Most families end up using both. They use the guide to understand the full sequence, choose a cost-effective online notary for the Certificate of Inheritance (saving €400--€800 over a traditional office), handle the bank notifications and death registration themselves, and only escalate to a lawyer if a complication arises --- disputed debts, missing heirs, or cross-border property issues.
The Dutch Estate Emergency Navigator costs less than thirty minutes of a Dutch lawyer's time. For a straightforward estate, it replaces dozens of hours of research across five Dutch government agencies. For a complicated estate, it gives you the knowledge to ask your lawyer the right questions --- and to recognize when the bill does not match the work.
Frequently Asked Questions
Do I still need a notary if I use the guide?

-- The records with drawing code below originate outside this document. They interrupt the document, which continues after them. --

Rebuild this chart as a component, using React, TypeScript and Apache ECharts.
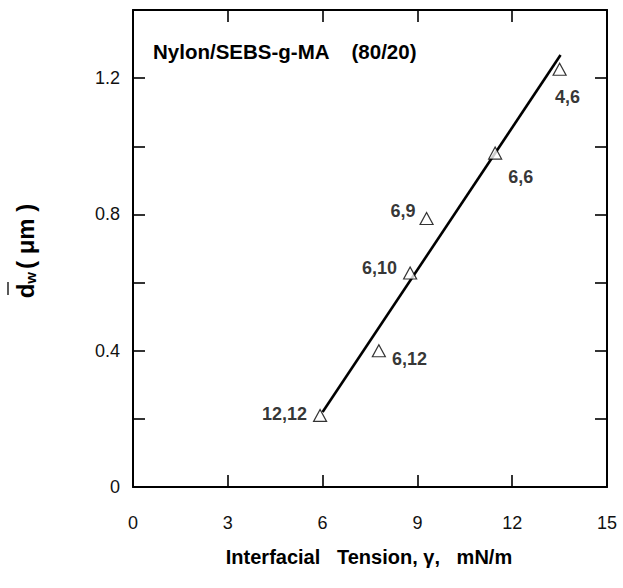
import React, { useEffect, useRef } from "react";
import * as echarts from "echarts";

// Interfacial tension (mN/m) and weight-average particle size (µm)
const nylonLabels = ["12,12", "6,12", "6,10", "6,9", "6,6", "4,6"];
const tensionX = [5.92, 7.78, 8.77, 9.29, 11.46, 13.5];
const sizeDw = [0.21, 0.4, 0.628, 0.788, 0.98, 1.226];

// Fitted line endpoints
const fitX = [6.0, 13.53];
const fitY = [0.22, 1.268];

const xTicks = [0, 3, 6, 9, 12, 15];
const yTickLabels = ["0", "0.4", "0.8", "1.2"];

const FONT = "'Liberation Sans', Arial, Helvetica, sans-serif";

// label placement (style only)
const labelPlace: any[] = [
  { position: "left", distance: 6, offset: [0, -1] },
  { position: "right", distance: 6, offset: [0, 8] },
  { position: "left", distance: 6, offset: [0, -5] },
  { position: "left", distance: 4, offset: [0, -8] },
  { position: "right", distance: 2, offset: [4, 24] },
  { position: "bottom", distance: 12, offset: [8, 0] },
];

export default function App() {
  const ref = useRef<HTMLDivElement>(null);
  useEffect(() => {
    if (!ref.current) return;
    const chart = echarts.init(ref.current, undefined, { renderer: "svg" });
    const axisLine = { show: true, onZero: false, lineStyle: { color: "#000", width: 2 } };
    const tick = { show: true, inside: true, length: 12, lineStyle: { color: "#000", width: 1.6 } };
    const points = tensionX.map((x, i) => ({
      value: [x, sizeDw[i]],
      label: {
        show: true,
        formatter: nylonLabels[i],
        ...labelPlace[i],
      },
    }));
    chart.setOption({
      animation: false,
      backgroundColor: "#fff",
      grid: { left: 133, right: 16, top: 10, bottom: 101 },
      xAxis: [
        {
          type: "value",
          min: 0,
          max: 15,
          interval: 3,
          position: "bottom",
          axisLine,
          axisTick: tick,
          splitLine: { show: false },
          axisLabel: {
            color: "#111",
            fontSize: 18,
            fontFamily: FONT,
            margin: 27,
            formatter: (v: number) => (xTicks.includes(v) ? String(v) : ""),
          },
        },
        {
          type: "value",
          min: 0,
          max: 15,
          interval: 3,
          position: "top",
          axisLine,
          axisTick: tick,
          splitLine: { show: false },
          axisLabel: { show: false },
        },
      ],
      yAxis: [
        {
          type: "value",
          min: 0,
          max: 1.4,
          interval: 0.2,
          position: "left",
          axisLine,
          axisTick: tick,
          splitLine: { show: false },
          axisLabel: {
            color: "#111",
            fontSize: 18,
            fontFamily: FONT,
            margin: 13,
            formatter: (v: number) => {
              const k = Math.round(v * 10);
              return k % 4 === 0 ? yTickLabels[k / 4] ?? "" : "";
            },
          },
        },
        {
          type: "value",
          min: 0,
          max: 1.4,
          interval: 0.2,
          position: "right",
          axisLine,
          axisTick: tick,
          splitLine: { show: false },
          axisLabel: { show: false },
        },
      ],
      series: [
        {
          type: "line",
          data: fitX.map((x, i) => [x, fitY[i]]),
          showSymbol: false,
          lineStyle: { color: "#000", width: 2.6 },
          z: 2,
        },
        {
          type: "scatter",
          data: points,
          symbol: "triangle",
          symbolSize: [13, 12],
          itemStyle: { color: "#fff", borderColor: "#000", borderWidth: 1.2 },
          label: {
            color: "#000",
            fontSize: 18,
            fontWeight: "bold",
            fontFamily: FONT,
          },
          z: 3,
        },
      ],
      graphic: [
        {
          type: "text",
          left: 153,
          top: 41,
          style: {
            text: "Nylon/SEBS-g-MA    (80/20)",
            fill: "#000",
            font: `bold 20.5px ${FONT}`,
          },
        },
        {
          type: "text",
          x: 369,
          y: 557,
          style: {
            text: "Interfacial   Tension, γ,   mN/m",
            fill: "#000",
            font: `bold 20px ${FONT}`,
            align: "center",
            verticalAlign: "middle",
          },
        },
        {
          type: "group",
          x: 25,
          y: 251,
          rotation: Math.PI / 2,
          children: [
            {
              type: "text",
              x: 0,
              y: 0,
              style: {
                text: "{d|d}{w|w}{n|( μm )}",
                fill: "#000",
                align: "center",
                verticalAlign: "middle",
                rich: {
                  d: { font: `bold 24px ${FONT}`, fill: "#000" },
                  w: { font: `bold 15px ${FONT}`, fill: "#000", padding: [10, 3, 0, 0] },
                  n: { font: `bold 24px ${FONT}`, fill: "#000" },
                },
              },
            },
            {
              type: "line",
              shape: { x1: -44, y1: -17, x2: -31, y2: -17 },
              style: { stroke: "#000", lineWidth: 1.3 },
            },
          ],
        },
      ],
    });
    return () => chart.dispose();
  }, []);
  return (
    <div
      ref={ref}
      style={{ position: "fixed", left: 0, top: 0, width: 623, height: 588 }}
    />
  );
}
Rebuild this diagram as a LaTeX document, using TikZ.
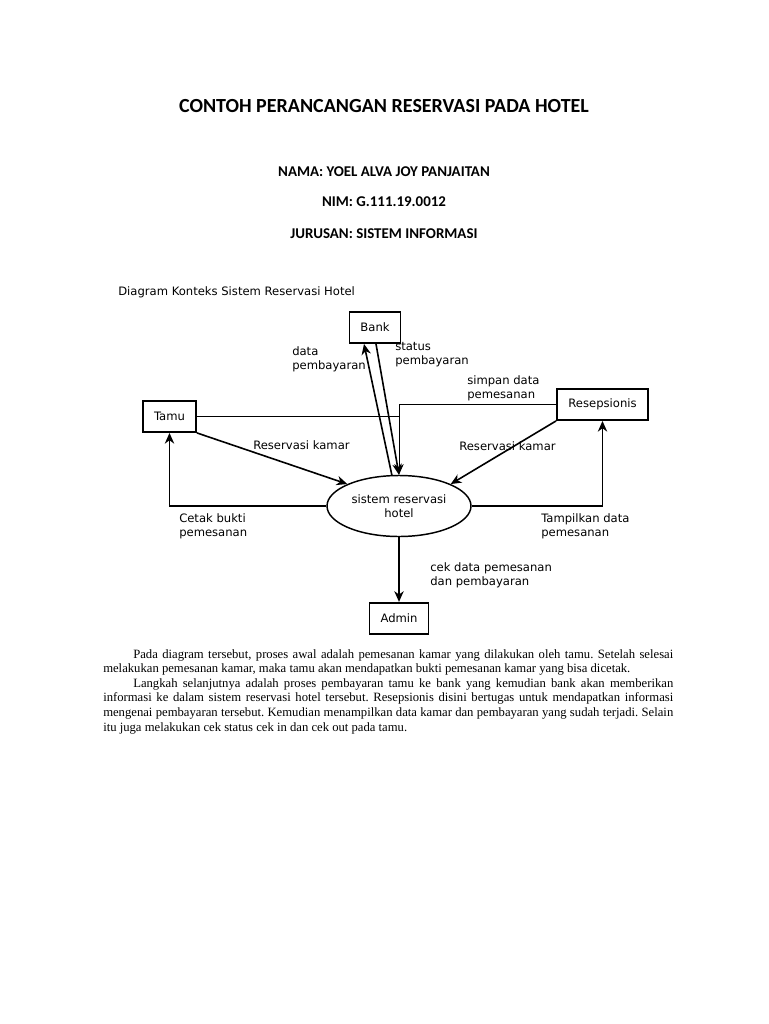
\documentclass[tikz,border=0pt]{standalone}
\usepackage{fontspec}
\setmainfont{Liberation Serif}
\newfontfamily\diafont{DejaVu Sans}
\newfontfamily\headfont{Carlito}
\usepackage{tikz}
\usetikzlibrary{shapes.geometric, arrows.meta, positioning, calc}
\frenchspacing

\begin{document}
\begin{tikzpicture}[
  x=0.75pt, y=-0.75pt,
  font=\diafont\fontsize{8.7}{10.5}\selectfont,
  entity/.style={rectangle, draw, line width=1.4pt, minimum height=23.25pt, inner sep=2pt},
  proc/.style={ellipse, draw, line width=1.1pt, minimum width=108pt, minimum height=45.75pt,
              align=center, inner sep=0pt},
  lbl/.style={align=left, inner sep=0pt, anchor=west},
  titlehead/.style={font=\headfont\bfseries\fontsize{15}{18}\selectfont, inner sep=0pt},
  subhead/.style={font=\headfont\bfseries\fontsize{11.2}{13}\selectfont, inner sep=0pt},
  arr/.style={-{Stealth[length=8pt, width=7pt, inset=2.5pt]}, line width=1.2pt},
  flow/.style={line width=0.75pt},
]

\fill[white] (0,0) rectangle (768,1024);
\useasboundingbox (0,0) rectangle (768,1024);

\node[titlehead] (title) at (384,106) {CONTOH PERANCANGAN RESERVASI PADA HOTEL};
\node[subhead] (nama) at (384,171.5) {NAMA: YOEL ALVA JOY PANJAITAN};
\node[subhead] (nim) at (384,202) {NIM: G.111.19.0012};
\node[subhead] (jurusan) at (384,234) {JURUSAN: SISTEM INFORMASI};

\node[lbl] (caption) at (118,292) {Diagram Konteks Sistem Reservasi Hotel};

\node[entity, minimum width=38.25pt] (bank) at (375,327.5) {Bank};
\node[entity, minimum width=39.75pt] (tamu) at (169.5,416.5) {Tamu};
\node[entity, minimum width=68.25pt] (resep) at (602.5,404.5) {Resepsionis};
\node[proc] (sys) at (399,506) {sistem reservasi\\hotel};
\node[entity, minimum width=44.25pt, below=48.5pt of sys] (admin) {Admin};

\node[lbl] (lbldata) at (292,359) {data\\pembayaran};
\node[lbl] (lblstatus) at (395,354.5) {status\\pembayaran};
\node[lbl] (lblsimpan) at (467,388.5) {simpan data\\pemesanan};
\node[lbl] (lblrestamu) at (253,445) {Reservasi kamar};
\node[lbl] (lblresresep) at (459,446) {Reservasi kamar};
\node[lbl] (lblcetak) at (179,526) {Cetak bukti\\pemesanan};
\node[lbl] (lbltampil) at (541,526) {Tampilkan data\\pemesanan};
\node[lbl] (lblcek) at (430,575.5) {cek data pemesanan\\dan pembayaran};

\node[anchor=north west, text width=427.5pt, align=justify, inner sep=0pt,
      font=\rmfamily\fontsize{9.5}{10.95}\selectfont] (body) at (103,649)
  {\hspace*{22.5pt}Pada diagram tersebut, proses awal adalah pemesanan kamar yang dilakukan oleh tamu. Setelah selesai\linebreak
   melakukan pemesanan kamar, maka tamu akan mendapatkan bukti pemesanan kamar yang bisa dicetak.\par
   \hspace*{22.5pt}Langkah selanjutnya adalah proses pembayaran tamu ke bank yang kemudian bank akan memberikan\linebreak
   informasi ke dalam sistem reservasi hotel tersebut. Resepsionis disini bertugas untuk mendapatkan informasi\linebreak
   mengenai pembayaran tersebut. Kemudian menampilkan data kamar dan pembayaran yang sudah terjadi. Selain\linebreak
   itu juga melakukan cek status cek in dan cek out pada tamu.};

\draw[arr] (tamu.south east) -- (sys.157);
\draw[arr] (resep.south west) -- (sys.23);
\draw[arr] (sys.103) -- ($(bank.south)+(-11,0)$);
\draw[arr] ($(bank.south)+(1,0)$) -- (sys.north);
\draw[arr, flow] (resep.west) -| (sys.north);
\draw[flow] (tamu.east) -- (tamu.east -| sys.north);
\draw[arr] (sys.west) -| (tamu.south);
\draw[arr] (sys.east) -| (resep.south);
\draw[arr] (sys.south) -- (admin.north);

\end{tikzpicture}
\end{document}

Yes --- a notary is legally required to issue the Certificate of Inheritance (Verklaring van Erfrecht). The guide helps you choose between online notary platforms (starting at €395) and traditional offices (€600--€1,250+), and explains exactly which documents to prepare before the appointment so you are not billed for extra time.
Can a guide really replace a lawyer for Dutch estate settlement?
For straightforward estates with cooperating heirs, yes. The guide covers every procedural step from death registration through the final tax return. It does not replace a lawyer for contested wills, creditor disputes, or complex multi-country structures --- but most estates do not involve those scenarios.
How much does full legal estate administration cost in the Netherlands?
A Certificate of Inheritance alone costs €395--€1,250 depending on the notary. Full estate administration (including tax filings, property transfers, and creditor communications) through a law firm typically runs €3,000--€10,000+ depending on estate complexity. Hourly rates for estate lawyers range from €200--€350+.
What if complications arise after I start with the guide?
The guide helps you identify when professional help is needed --- for example, if the estate has more debts than assets (requiring a formal beneficial acceptance filing) or if heirs disagree about distribution. You can escalate to a professional at any point without having wasted the guide's value, because the procedural knowledge transfers to better conversations with your lawyer.
Is the Dutch estate process really manageable without speaking Dutch?
The procedural steps are manageable in English with the right guidance. Most Dutch banks have English-speaking bereavement desks. Online notary platforms offer English interfaces. The main challenge is tax filing --- the Belastingdienst forms are in Dutch, but the guide provides step-by-step translations and instructions for both the F-biljet and erfbelasting returns.